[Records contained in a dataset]
++++++++++++++++++++

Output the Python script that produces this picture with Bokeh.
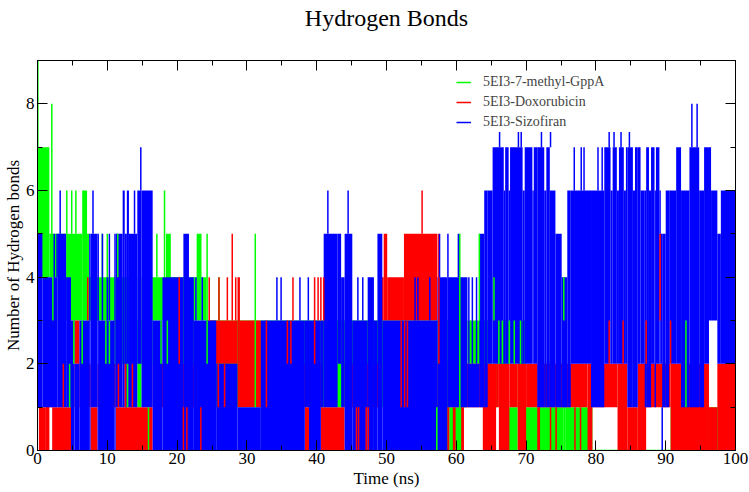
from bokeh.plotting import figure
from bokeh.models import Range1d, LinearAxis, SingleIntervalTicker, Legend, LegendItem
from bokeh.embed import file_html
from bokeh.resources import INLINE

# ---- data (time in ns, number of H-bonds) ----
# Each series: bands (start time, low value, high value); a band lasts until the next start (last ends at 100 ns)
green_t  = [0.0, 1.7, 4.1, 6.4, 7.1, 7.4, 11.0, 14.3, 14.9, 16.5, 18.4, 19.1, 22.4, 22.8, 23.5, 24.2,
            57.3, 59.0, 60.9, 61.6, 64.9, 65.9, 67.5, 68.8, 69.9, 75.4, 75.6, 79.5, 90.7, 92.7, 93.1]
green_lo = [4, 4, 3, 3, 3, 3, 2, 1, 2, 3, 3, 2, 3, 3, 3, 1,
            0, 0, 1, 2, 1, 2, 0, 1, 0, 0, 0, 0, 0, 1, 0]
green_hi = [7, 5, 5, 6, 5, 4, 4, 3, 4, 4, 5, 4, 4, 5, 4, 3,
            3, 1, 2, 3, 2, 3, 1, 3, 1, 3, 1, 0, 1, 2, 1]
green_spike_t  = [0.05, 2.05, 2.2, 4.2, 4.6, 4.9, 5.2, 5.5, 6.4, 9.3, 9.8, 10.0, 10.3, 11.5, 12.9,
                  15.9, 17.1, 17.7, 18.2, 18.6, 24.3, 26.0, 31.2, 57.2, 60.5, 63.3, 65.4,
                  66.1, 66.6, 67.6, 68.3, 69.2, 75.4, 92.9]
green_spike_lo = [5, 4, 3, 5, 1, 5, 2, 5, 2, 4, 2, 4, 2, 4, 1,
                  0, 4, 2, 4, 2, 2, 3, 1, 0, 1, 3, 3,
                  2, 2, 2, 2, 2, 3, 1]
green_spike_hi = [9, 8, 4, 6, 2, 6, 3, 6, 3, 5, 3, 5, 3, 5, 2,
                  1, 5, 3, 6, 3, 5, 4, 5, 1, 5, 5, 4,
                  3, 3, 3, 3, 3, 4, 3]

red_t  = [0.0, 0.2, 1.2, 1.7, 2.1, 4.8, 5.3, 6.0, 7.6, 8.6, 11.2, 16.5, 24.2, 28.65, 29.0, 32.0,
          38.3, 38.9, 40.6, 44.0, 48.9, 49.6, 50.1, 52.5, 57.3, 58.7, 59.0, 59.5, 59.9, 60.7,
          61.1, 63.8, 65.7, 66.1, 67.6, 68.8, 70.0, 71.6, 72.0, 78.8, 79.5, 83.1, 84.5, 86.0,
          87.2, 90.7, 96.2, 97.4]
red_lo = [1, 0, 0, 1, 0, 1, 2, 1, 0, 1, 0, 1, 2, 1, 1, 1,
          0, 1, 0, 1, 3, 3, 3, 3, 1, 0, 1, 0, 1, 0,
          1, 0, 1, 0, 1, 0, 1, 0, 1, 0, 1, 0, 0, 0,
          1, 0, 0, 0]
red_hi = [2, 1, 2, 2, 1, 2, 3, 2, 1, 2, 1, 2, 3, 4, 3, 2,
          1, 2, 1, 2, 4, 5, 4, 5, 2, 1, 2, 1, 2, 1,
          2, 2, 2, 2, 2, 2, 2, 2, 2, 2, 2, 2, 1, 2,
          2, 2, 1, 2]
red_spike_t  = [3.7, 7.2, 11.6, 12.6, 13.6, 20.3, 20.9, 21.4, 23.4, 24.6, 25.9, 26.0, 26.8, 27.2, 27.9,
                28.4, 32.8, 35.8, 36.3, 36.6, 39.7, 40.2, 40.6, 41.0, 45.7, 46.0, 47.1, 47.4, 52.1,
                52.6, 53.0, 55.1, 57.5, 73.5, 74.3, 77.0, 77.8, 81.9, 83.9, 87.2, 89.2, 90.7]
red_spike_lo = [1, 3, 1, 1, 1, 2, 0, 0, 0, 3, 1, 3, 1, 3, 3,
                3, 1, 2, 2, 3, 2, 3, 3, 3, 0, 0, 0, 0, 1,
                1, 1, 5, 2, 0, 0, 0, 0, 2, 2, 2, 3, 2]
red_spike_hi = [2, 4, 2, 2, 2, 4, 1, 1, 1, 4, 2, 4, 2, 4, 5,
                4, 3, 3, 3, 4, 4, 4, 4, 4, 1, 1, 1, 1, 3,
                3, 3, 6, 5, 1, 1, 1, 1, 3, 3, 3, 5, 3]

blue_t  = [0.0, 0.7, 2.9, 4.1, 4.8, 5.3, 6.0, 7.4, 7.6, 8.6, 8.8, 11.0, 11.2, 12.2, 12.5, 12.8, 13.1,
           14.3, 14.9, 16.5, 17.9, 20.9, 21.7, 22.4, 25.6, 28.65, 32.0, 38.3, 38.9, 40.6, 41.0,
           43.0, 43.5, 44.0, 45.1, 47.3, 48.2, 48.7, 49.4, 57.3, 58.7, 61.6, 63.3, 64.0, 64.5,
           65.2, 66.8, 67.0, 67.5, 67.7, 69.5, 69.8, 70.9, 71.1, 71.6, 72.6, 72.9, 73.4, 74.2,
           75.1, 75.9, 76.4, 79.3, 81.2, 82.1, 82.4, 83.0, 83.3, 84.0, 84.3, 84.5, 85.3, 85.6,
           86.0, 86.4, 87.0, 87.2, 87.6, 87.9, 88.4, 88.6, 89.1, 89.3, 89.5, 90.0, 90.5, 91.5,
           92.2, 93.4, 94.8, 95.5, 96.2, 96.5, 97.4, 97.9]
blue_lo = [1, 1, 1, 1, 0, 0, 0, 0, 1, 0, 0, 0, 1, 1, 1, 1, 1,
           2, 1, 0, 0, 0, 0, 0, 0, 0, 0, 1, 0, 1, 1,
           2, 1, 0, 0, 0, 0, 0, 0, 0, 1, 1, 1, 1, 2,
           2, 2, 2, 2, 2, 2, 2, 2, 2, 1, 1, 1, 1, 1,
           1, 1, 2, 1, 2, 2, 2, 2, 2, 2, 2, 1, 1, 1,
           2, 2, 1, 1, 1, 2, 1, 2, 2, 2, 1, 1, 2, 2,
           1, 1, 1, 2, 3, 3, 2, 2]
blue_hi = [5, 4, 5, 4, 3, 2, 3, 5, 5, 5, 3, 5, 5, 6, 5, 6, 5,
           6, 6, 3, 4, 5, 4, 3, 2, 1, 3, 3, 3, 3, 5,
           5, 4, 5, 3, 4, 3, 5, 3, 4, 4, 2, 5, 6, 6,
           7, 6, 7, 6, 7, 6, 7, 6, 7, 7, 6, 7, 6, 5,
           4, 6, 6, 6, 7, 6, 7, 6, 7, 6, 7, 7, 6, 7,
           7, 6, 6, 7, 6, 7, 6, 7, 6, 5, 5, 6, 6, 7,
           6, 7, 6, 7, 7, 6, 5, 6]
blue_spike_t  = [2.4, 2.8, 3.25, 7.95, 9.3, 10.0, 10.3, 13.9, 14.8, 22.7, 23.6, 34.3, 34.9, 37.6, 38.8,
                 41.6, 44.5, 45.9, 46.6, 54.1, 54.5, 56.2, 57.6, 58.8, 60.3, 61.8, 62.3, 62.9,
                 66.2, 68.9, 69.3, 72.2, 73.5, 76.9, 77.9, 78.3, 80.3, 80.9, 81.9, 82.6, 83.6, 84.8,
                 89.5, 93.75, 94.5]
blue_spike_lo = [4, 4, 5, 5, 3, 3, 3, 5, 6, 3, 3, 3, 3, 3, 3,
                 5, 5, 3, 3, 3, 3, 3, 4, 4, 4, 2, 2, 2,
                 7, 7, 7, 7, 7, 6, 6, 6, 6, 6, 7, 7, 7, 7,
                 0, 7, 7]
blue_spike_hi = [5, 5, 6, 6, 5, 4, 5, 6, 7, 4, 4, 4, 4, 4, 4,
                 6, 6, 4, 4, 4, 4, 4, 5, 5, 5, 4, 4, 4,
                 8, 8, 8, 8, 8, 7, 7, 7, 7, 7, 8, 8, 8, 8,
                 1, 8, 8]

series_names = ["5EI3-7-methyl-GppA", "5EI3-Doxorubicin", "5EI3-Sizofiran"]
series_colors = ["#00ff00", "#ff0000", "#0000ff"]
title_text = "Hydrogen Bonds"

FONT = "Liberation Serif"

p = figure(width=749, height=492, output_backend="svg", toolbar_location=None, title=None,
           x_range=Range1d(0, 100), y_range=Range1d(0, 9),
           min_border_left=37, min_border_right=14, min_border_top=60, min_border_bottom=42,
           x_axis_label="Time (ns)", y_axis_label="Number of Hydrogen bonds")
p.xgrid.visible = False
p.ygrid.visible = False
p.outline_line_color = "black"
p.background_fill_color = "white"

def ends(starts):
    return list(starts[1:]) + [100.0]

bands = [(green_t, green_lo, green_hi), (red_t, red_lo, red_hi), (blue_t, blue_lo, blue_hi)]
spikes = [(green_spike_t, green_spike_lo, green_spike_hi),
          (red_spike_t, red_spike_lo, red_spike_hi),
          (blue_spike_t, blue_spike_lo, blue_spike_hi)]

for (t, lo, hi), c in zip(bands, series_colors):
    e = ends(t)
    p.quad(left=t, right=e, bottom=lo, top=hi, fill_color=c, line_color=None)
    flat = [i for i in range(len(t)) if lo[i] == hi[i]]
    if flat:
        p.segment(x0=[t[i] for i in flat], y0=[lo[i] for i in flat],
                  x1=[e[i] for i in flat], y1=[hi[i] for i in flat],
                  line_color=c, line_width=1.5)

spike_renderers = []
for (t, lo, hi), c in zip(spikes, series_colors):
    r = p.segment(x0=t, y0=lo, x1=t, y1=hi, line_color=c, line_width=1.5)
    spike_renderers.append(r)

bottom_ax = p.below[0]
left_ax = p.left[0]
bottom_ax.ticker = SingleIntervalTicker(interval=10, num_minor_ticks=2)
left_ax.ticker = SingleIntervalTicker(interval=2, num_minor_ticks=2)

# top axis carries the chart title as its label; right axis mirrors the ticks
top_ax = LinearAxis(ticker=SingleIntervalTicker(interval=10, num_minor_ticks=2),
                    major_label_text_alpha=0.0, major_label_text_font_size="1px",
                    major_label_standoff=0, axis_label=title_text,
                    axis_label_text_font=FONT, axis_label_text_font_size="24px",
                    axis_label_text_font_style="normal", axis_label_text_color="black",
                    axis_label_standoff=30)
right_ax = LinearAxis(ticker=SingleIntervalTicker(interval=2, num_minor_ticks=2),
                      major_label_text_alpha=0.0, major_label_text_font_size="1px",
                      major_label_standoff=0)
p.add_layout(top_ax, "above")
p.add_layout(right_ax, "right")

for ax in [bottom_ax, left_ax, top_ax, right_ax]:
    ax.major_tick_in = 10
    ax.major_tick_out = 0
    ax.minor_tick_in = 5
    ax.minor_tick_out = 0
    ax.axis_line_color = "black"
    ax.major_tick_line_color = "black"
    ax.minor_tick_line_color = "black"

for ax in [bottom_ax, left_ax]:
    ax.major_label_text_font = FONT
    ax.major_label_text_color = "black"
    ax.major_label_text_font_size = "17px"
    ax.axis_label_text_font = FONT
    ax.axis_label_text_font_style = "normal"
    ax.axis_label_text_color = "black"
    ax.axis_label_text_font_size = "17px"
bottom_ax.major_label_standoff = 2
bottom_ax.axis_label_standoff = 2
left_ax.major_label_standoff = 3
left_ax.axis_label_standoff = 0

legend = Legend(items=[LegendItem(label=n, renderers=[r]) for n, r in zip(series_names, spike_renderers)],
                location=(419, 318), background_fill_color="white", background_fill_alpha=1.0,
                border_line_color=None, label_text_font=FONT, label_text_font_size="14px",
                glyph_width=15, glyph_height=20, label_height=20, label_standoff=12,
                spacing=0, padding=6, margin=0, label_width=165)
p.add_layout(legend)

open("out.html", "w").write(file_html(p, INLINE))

++++++++++++++++++++

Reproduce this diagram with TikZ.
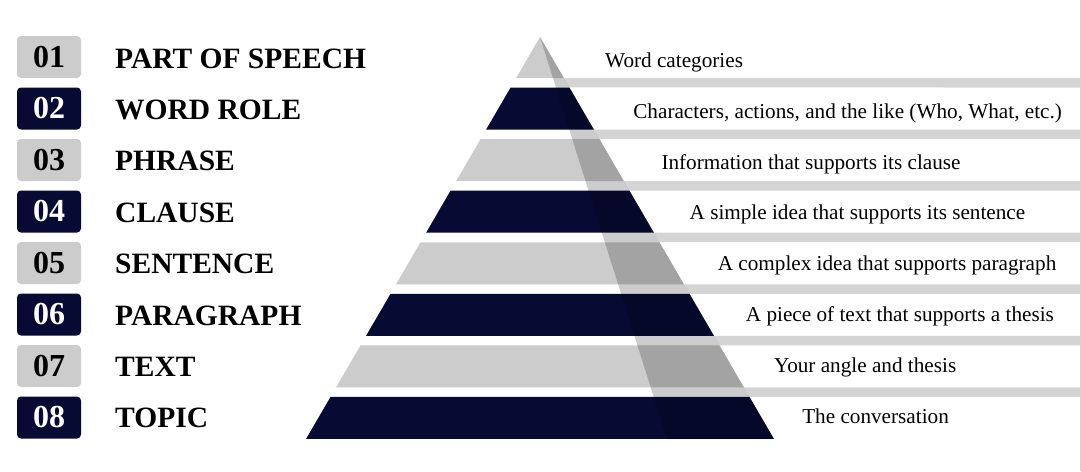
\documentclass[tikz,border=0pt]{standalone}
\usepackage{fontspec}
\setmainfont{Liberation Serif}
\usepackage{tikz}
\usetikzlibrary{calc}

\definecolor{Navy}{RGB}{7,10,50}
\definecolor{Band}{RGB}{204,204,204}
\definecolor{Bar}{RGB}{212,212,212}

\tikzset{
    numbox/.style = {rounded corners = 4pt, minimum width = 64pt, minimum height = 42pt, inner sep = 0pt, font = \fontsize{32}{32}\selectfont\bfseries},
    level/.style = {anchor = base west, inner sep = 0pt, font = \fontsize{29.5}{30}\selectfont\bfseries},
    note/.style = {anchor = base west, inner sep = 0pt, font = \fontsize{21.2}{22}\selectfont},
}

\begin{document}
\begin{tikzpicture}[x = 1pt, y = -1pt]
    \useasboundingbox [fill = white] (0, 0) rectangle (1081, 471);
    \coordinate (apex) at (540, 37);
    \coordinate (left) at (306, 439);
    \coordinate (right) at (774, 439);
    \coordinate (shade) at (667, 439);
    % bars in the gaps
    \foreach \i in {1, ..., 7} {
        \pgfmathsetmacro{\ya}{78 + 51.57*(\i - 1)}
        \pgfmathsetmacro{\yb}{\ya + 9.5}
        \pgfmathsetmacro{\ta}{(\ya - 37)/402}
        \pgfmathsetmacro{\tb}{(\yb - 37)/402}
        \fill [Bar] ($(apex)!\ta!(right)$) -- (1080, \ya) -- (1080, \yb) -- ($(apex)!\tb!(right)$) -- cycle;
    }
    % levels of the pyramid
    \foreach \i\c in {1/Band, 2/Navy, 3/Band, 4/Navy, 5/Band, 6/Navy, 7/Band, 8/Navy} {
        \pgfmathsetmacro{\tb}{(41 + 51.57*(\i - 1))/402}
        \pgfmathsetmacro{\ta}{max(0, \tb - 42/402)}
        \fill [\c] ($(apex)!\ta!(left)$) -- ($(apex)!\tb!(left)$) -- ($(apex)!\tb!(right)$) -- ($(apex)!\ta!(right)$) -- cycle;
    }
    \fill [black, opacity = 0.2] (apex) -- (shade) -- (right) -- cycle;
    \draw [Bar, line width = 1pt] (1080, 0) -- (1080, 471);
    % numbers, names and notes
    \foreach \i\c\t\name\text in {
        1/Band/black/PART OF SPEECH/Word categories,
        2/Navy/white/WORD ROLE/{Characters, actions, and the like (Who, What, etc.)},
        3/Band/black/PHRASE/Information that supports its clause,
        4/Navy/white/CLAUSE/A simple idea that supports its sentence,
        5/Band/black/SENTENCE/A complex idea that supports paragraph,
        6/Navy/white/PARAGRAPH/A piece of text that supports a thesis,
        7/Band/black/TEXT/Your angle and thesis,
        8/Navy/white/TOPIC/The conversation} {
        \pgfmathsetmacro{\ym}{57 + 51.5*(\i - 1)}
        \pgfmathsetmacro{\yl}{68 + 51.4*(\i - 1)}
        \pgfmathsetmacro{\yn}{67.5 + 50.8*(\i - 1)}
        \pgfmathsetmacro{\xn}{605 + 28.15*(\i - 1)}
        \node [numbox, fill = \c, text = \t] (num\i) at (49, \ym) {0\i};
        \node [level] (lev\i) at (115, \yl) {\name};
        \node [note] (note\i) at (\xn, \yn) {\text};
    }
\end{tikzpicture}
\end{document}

++++++++++++++++++++

REQUIRED TASK
Set down nothing but the lines from the one holding "Output the Python" through the one holding "3, 3, 3, 3, 3, 4, 3]", both included, exactly as they appear; any picture is left out.

RESPONSE BELOW
Output the Python script that produces this picture with Bokeh.
from bokeh.plotting import figure
from bokeh.models import Range1d, LinearAxis, SingleIntervalTicker, Legend, LegendItem
from bokeh.embed import file_html
from bokeh.resources import INLINE

# ---- data (time in ns, number of H-bonds) ----
# Each series: bands (start time, low value, high value); a band lasts until the next start (last ends at 100 ns)
green_t  = [0.0, 1.7, 4.1, 6.4, 7.1, 7.4, 11.0, 14.3, 14.9, 16.5, 18.4, 19.1, 22.4, 22.8, 23.5, 24.2,
            57.3, 59.0, 60.9, 61.6, 64.9, 65.9, 67.5, 68.8, 69.9, 75.4, 75.6, 79.5, 90.7, 92.7, 93.1]
green_lo = [4, 4, 3, 3, 3, 3, 2, 1, 2, 3, 3, 2, 3, 3, 3, 1,
            0, 0, 1, 2, 1, 2, 0, 1, 0, 0, 0, 0, 0, 1, 0]
green_hi = [7, 5, 5, 6, 5, 4, 4, 3, 4, 4, 5, 4, 4, 5, 4, 3,
            3, 1, 2, 3, 2, 3, 1, 3, 1, 3, 1, 0, 1, 2, 1]
green_spike_t  = [0.05, 2.05, 2.2, 4.2, 4.6, 4.9, 5.2, 5.5, 6.4, 9.3, 9.8, 10.0, 10.3, 11.5, 12.9,
                  15.9, 17.1, 17.7, 18.2, 18.6, 24.3, 26.0, 31.2, 57.2, 60.5, 63.3, 65.4,
                  66.1, 66.6, 67.6, 68.3, 69.2, 75.4, 92.9]
green_spike_lo = [5, 4, 3, 5, 1, 5, 2, 5, 2, 4, 2, 4, 2, 4, 1,
                  0, 4, 2, 4, 2, 2, 3, 1, 0, 1, 3, 3,
                  2, 2, 2, 2, 2, 3, 1]
green_spike_hi = [9, 8, 4, 6, 2, 6, 3, 6, 3, 5, 3, 5, 3, 5, 2,
                  1, 5, 3, 6, 3, 5, 4, 5, 1, 5, 5, 4,
                  3, 3, 3, 3, 3, 4, 3]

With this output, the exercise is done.